■ **What you should do**: Output the full listing below exactly, without the pictures.

■ **Stored rows**:
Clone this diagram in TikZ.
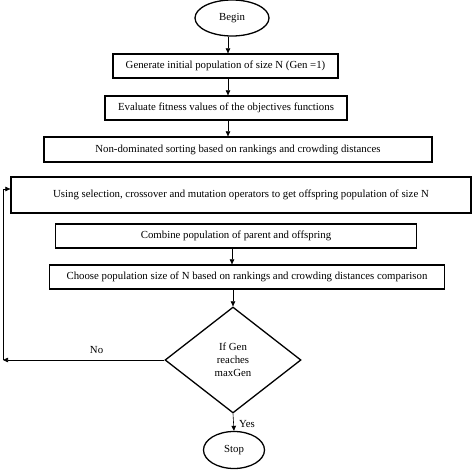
\documentclass[tikz,border=0pt]{standalone}
\usepackage{fontspec}
\setmainfont{Liberation Serif}
\usetikzlibrary{arrows.meta,shapes.geometric}
\tikzset{
  procbox/.style={draw,line width=1.3pt,rectangle,inner sep=0pt,font=\fontsize{10.8}{12}\selectfont},
  termnode/.style={draw,line width=1.3pt,ellipse,inner sep=0pt,font=\fontsize{10.8}{12}\selectfont},
  decnode/.style={draw,line width=1.3pt,diamond,inner sep=0pt,aspect=1.28,align=center,font=\fontsize{10.8}{13}\selectfont},
  flowln/.style={-{Triangle[length=5pt,width=4.5pt]},line width=0.6pt},
  edgelab/.style={font=\fontsize{10.8}{12}\selectfont},
}

\begin{document}
\begin{tikzpicture}[x=1pt,y=-1pt]
        \useasboundingbox (0,0) rectangle (474,470);
        % start / end
        \node[termnode,minimum width=74,minimum height=36] (begin) at (232,18) {Begin};
        \node[termnode,minimum width=61,minimum height=37] (stop)  at (234,450) {Stop};
        % process steps
        \node[procbox,minimum width=225,minimum height=24] (gen)  at (225.5,66) {Generate initial population of size N (Gen =1)};
        \node[procbox,minimum width=242,minimum height=24] (eval) at (226,108) {Evaluate fitness values of the objectives functions};
        \node[procbox,minimum width=388,minimum height=25] (sort) at (238,149.5) {Non-dominated sorting based on rankings and crowding distances};
        \node[procbox,minimum width=460,minimum height=36] (offs) at (241,195) {Using selection, crossover and mutation operators to get offspring population of size N};
        \node[procbox,minimum width=361,minimum height=24] (comb) at (236,236) {Combine population of parent and offspring};
        \node[procbox,minimum width=395,minimum height=24] (pick) at (247,277) {Choose population size of N based on rankings and crowding distances comparison};
        % check
        \node[decnode,minimum width=136,minimum height=106] (test) at (233,360) {If Gen\\reaches\\maxGen};
        \coordinate (fbk) at (3,360);
        % connectors
        \draw[flowln] (begin.south -| 228,0) -- (gen.north -| 228,0);
        \draw[flowln] (gen.south -| 228,0) -- (eval.north -| 228,0);
        \draw[flowln] (eval.south -| 228,0) -- (sort.north -| 228,0);
        \draw[flowln] (comb.south -| 232,0) -- (pick.north -| 232,0);
        \draw[flowln] (pick.south -| test.north) -- (test.north);
        \draw[flowln] (test.south) -- (stop.north) node[edgelab,right,pos=0.6,xshift=2pt] {Yes};
        \draw[flowln] (test.west) -- (fbk) node[edgelab,above,pos=0.42,yshift=3pt] {No};
        \draw[flowln] (fbk) |- ([yshift=6pt]offs.west);
      \end{tikzpicture}
\end{document}
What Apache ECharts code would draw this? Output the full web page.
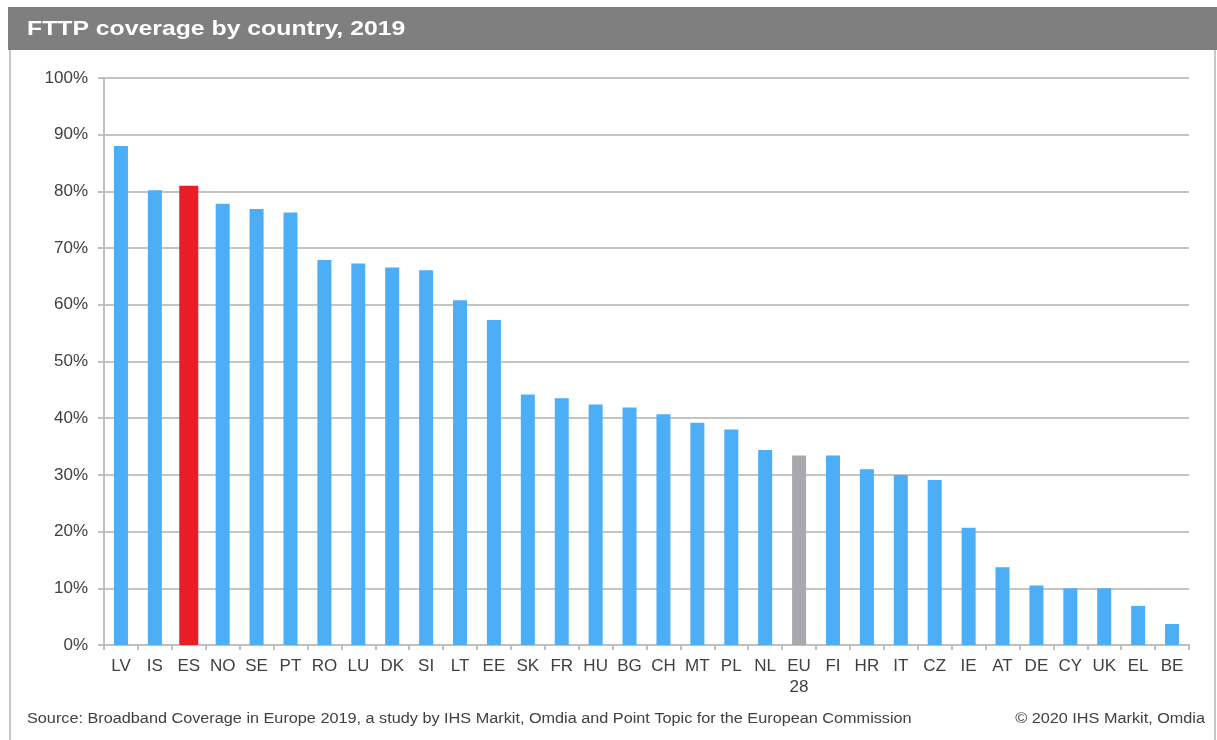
<!DOCTYPE html>
<html>
<head>
<meta charset="utf-8">
<script src="https://cdn.jsdelivr.net/npm/echarts@6/dist/echarts.min.js"></script>
<style>
  html, body { margin: 0; padding: 0; background: #fff; }
  #chart { width: 1217px; height: 740px; }
</style>
</head>
<body>
<div id="chart"></div>
<script>
const countries = ["LV", "IS", "ES", "NO", "SE", "PT", "RO", "LU", "DK", "SI", "LT", "EE", "SK", "FR", "HU", "BG",
  "CH", "MT", "PL", "NL", "EU\n28", "FI", "HR", "IT", "CZ", "IE", "AT", "DE", "CY", "UK", "EL", "BE"];
const coverage = [88, 80.2, 81.0, 77.8, 76.9, 76.3, 67.9, 67.3, 66.6, 66.1, 60.8, 57.3, 44.2, 43.5, 42.4, 41.9,
  40.7, 39.2, 38.0, 34.4, 33.4, 33.4, 31.0, 30.0, 29.1, 20.7, 13.7, 10.5, 10.0, 10.0, 6.9, 3.7];
const yTicks = [0, 10, 20, 30, 40, 50, 60, 70, 80, 90, 100];
const highlight = "ES";

const blue = "#4caef7";
const red = "#ec1c24";
const grey = "#a7a9ac";
const font = "'Liberation Sans', Arial, sans-serif";

const chart = echarts.init(document.getElementById("chart"));

// blue bars (EU average in grey), Spain drawn by its own wider series
const mainData = coverage.map((v, i) => {
  if (countries[i] === highlight) return "-";
  if (countries[i].startsWith("EU")) return { value: v, itemStyle: { color: grey } };
  return v;
});
const highlightData = coverage.map((v, i) => (countries[i] === highlight ? v : "-"));

chart.setOption({
  animation: false,
  textStyle: { fontFamily: font },
  grid: { left: 104, right: 28, top: 78, bottom: 95 },
  graphic: [
    {
      type: "rect",
      shape: { x: 10, y: 48, width: 1205, height: 700 },
      style: { fill: "none", stroke: "#c8c8c8", lineWidth: 2 }
    },
    {
      type: "rect",
      shape: { x: 8, y: 7, width: 1212, height: 43 },
      style: { fill: "#7f7f7f" }
    },
    {
      type: "text",
      x: 27,
      y: 29,
      scaleX: 1.18,
      style: {
        text: "FTTP coverage by country, 2019",
        fill: "#ffffff",
        font: "bold 21px " + font,
        textAlign: "left",
        textVerticalAlign: "middle"
      }
    },
    {
      type: "text",
      x: 27,
      y: 719,
      scaleX: 1.16,
      style: {
        text: "Source: Broadband Coverage in Europe 2019, a study by IHS Markit, Omdia and Point Topic for the European Commission",
        fill: "#404040",
        font: "14px " + font,
        textAlign: "left",
        textVerticalAlign: "middle"
      }
    },
    {
      type: "text",
      x: 1205,
      y: 719,
      scaleX: 1.16,
      style: {
        text: "© 2020 IHS Markit, Omdia",
        fill: "#404040",
        font: "14px " + font,
        textAlign: "right",
        textVerticalAlign: "middle"
      }
    }
  ],
  xAxis: [
    {
      type: "category",
      data: countries,
      axisLine: { lineStyle: { color: "#bfbfbf", width: 2 } },
      axisTick: { show: true, length: 5, lineStyle: { color: "#bfbfbf", width: 2 } },
      axisLabel: { interval: 0, color: "#404040", fontSize: 17, margin: 11, lineHeight: 21 }
    },
    {
      type: "category",
      data: countries,
      show: false
    }
  ],
  yAxis: {
    type: "value",
    min: 0,
    max: 100,
    interval: 10,
    axisLine: { show: true, lineStyle: { color: "#bfbfbf", width: 2 } },
    axisTick: { show: true, length: 6, lineStyle: { color: "#bfbfbf", width: 2 } },
    axisLabel: {
      color: "#404040",
      fontSize: 17,
      margin: 16,
      formatter: v => (yTicks.includes(v) ? v + "%" : "")
    },
    splitLine: { lineStyle: { color: "#c4c4c4", width: 2 } }
  },
  series: [
    {
      type: "bar",
      data: mainData,
      barWidth: 14,
      itemStyle: { color: blue }
    },
    {
      type: "bar",
      xAxisIndex: 1,
      data: highlightData,
      barWidth: 19,
      itemStyle: { color: red }
    }
  ]
});
</script>
</body>
</html>
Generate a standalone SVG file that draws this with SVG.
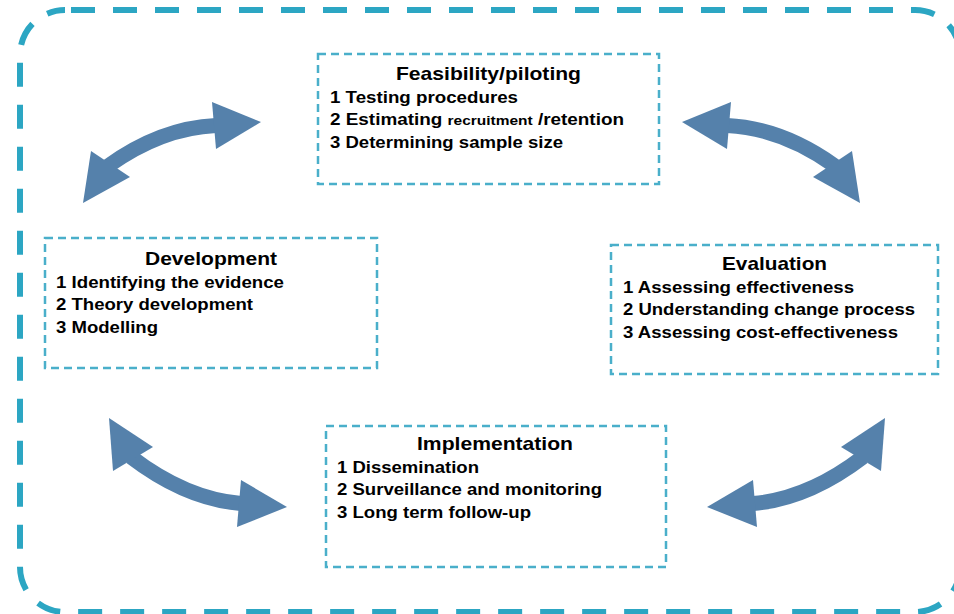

■ **Task result**:
Clone this diagram in TikZ.
\documentclass[tikz,border=0pt]{standalone}
\usepackage{fontspec}
\setmainfont{Liberation Serif}
\usetikzlibrary{arrows.meta,shapes.geometric}
\tikzset{
  procbox/.style={draw,line width=1.3pt,rectangle,inner sep=0pt,font=\fontsize{10.8}{12}\selectfont},
  termnode/.style={draw,line width=1.3pt,ellipse,inner sep=0pt,font=\fontsize{10.8}{12}\selectfont},
  decnode/.style={draw,line width=1.3pt,diamond,inner sep=0pt,aspect=1.28,align=center,font=\fontsize{10.8}{13}\selectfont},
  flowln/.style={-{Triangle[length=5pt,width=4.5pt]},line width=0.6pt},
  edgelab/.style={font=\fontsize{10.8}{12}\selectfont},
}

\begin{document}
\begin{tikzpicture}[x=1pt,y=-1pt]
        \useasboundingbox (0,0) rectangle (474,470);
        % start / end
        \node[termnode,minimum width=74,minimum height=36] (begin) at (232,18) {Begin};
        \node[termnode,minimum width=61,minimum height=37] (stop)  at (234,450) {Stop};
        % process steps
        \node[procbox,minimum width=225,minimum height=24] (gen)  at (225.5,66) {Generate initial population of size N (Gen =1)};
        \node[procbox,minimum width=242,minimum height=24] (eval) at (226,108) {Evaluate fitness values of the objectives functions};
        \node[procbox,minimum width=388,minimum height=25] (sort) at (238,149.5) {Non-dominated sorting based on rankings and crowding distances};
        \node[procbox,minimum width=460,minimum height=36] (offs) at (241,195) {Using selection, crossover and mutation operators to get offspring population of size N};
        \node[procbox,minimum width=361,minimum height=24] (comb) at (236,236) {Combine population of parent and offspring};
        \node[procbox,minimum width=395,minimum height=24] (pick) at (247,277) {Choose population size of N based on rankings and crowding distances comparison};
        % check
        \node[decnode,minimum width=136,minimum height=106] (test) at (233,360) {If Gen\\reaches\\maxGen};
        \coordinate (fbk) at (3,360);
        % connectors
        \draw[flowln] (begin.south -| 228,0) -- (gen.north -| 228,0);
        \draw[flowln] (gen.south -| 228,0) -- (eval.north -| 228,0);
        \draw[flowln] (eval.south -| 228,0) -- (sort.north -| 228,0);
        \draw[flowln] (comb.south -| 232,0) -- (pick.north -| 232,0);
        \draw[flowln] (pick.south -| test.north) -- (test.north);
        \draw[flowln] (test.south) -- (stop.north) node[edgelab,right,pos=0.6,xshift=2pt] {Yes};
        \draw[flowln] (test.west) -- (fbk) node[edgelab,above,pos=0.42,yshift=3pt] {No};
        \draw[flowln] (fbk) |- ([yshift=6pt]offs.west);
      \end{tikzpicture}
\end{document}
What Apache ECharts code would draw this? Output the full web page.
<!DOCTYPE html>
<html>
<head>
<meta charset="utf-8">
<script src="https://cdn.jsdelivr.net/npm/echarts@6/dist/echarts.min.js"></script>
<style>
  html, body { margin: 0; padding: 0; background: #fff; }
  #chart { width: 1217px; height: 740px; }
</style>
</head>
<body>
<div id="chart"></div>
<script>
const countries = ["LV", "IS", "ES", "NO", "SE", "PT", "RO", "LU", "DK", "SI", "LT", "EE", "SK", "FR", "HU", "BG",
  "CH", "MT", "PL", "NL", "EU\n28", "FI", "HR", "IT", "CZ", "IE", "AT", "DE", "CY", "UK", "EL", "BE"];
const coverage = [88, 80.2, 81.0, 77.8, 76.9, 76.3, 67.9, 67.3, 66.6, 66.1, 60.8, 57.3, 44.2, 43.5, 42.4, 41.9,
  40.7, 39.2, 38.0, 34.4, 33.4, 33.4, 31.0, 30.0, 29.1, 20.7, 13.7, 10.5, 10.0, 10.0, 6.9, 3.7];
const yTicks = [0, 10, 20, 30, 40, 50, 60, 70, 80, 90, 100];
const highlight = "ES";

const blue = "#4caef7";
const red = "#ec1c24";
const grey = "#a7a9ac";
const font = "'Liberation Sans', Arial, sans-serif";

const chart = echarts.init(document.getElementById("chart"));

// blue bars (EU average in grey), Spain drawn by its own wider series
const mainData = coverage.map((v, i) => {
  if (countries[i] === highlight) return "-";
  if (countries[i].startsWith("EU")) return { value: v, itemStyle: { color: grey } };
  return v;
});
const highlightData = coverage.map((v, i) => (countries[i] === highlight ? v : "-"));

chart.setOption({
  animation: false,
  textStyle: { fontFamily: font },
  grid: { left: 104, right: 28, top: 78, bottom: 95 },
  graphic: [
    {
      type: "rect",
      shape: { x: 10, y: 48, width: 1205, height: 700 },
      style: { fill: "none", stroke: "#c8c8c8", lineWidth: 2 }
    },
    {
      type: "rect",
      shape: { x: 8, y: 7, width: 1212, height: 43 },
      style: { fill: "#7f7f7f" }
    },
    {
      type: "text",
      x: 27,
      y: 29,
      scaleX: 1.18,
      style: {
        text: "FTTP coverage by country, 2019",
        fill: "#ffffff",
        font: "bold 21px " + font,
        textAlign: "left",
        textVerticalAlign: "middle"
      }
    },
    {
      type: "text",
      x: 27,
      y: 719,
      scaleX: 1.16,
      style: {
        text: "Source: Broadband Coverage in Europe 2019, a study by IHS Markit, Omdia and Point Topic for the European Commission",
        fill: "#404040",
        font: "14px " + font,
        textAlign: "left",
        textVerticalAlign: "middle"
      }
    },
    {
      type: "text",
      x: 1205,
      y: 719,
      scaleX: 1.16,
      style: {
        text: "© 2020 IHS Markit, Omdia",
        fill: "#404040",
        font: "14px " + font,
        textAlign: "right",
        textVerticalAlign: "middle"
      }
    }
  ],
  xAxis: [
    {
      type: "category",
      data: countries,
      axisLine: { lineStyle: { color: "#bfbfbf", width: 2 } },
      axisTick: { show: true, length: 5, lineStyle: { color: "#bfbfbf", width: 2 } },
      axisLabel: { interval: 0, color: "#404040", fontSize: 17, margin: 11, lineHeight: 21 }
    },
    {
      type: "category",
      data: countries,
      show: false
    }
  ],
  yAxis: {
    type: "value",
    min: 0,
    max: 100,
    interval: 10,
    axisLine: { show: true, lineStyle: { color: "#bfbfbf", width: 2 } },
    axisTick: { show: true, length: 6, lineStyle: { color: "#bfbfbf", width: 2 } },
    axisLabel: {
      color: "#404040",
      fontSize: 17,
      margin: 16,
      formatter: v => (yTicks.includes(v) ? v + "%" : "")
    },
    splitLine: { lineStyle: { color: "#c4c4c4", width: 2 } }
  },
  series: [
    {
      type: "bar",
      data: mainData,
      barWidth: 14,
      itemStyle: { color: blue }
    },
    {
      type: "bar",
      xAxisIndex: 1,
      data: highlightData,
      barWidth: 19,
      itemStyle: { color: red }
    }
  ]
});
</script>
</body>
</html>
Generate a standalone SVG file that draws this with SVG.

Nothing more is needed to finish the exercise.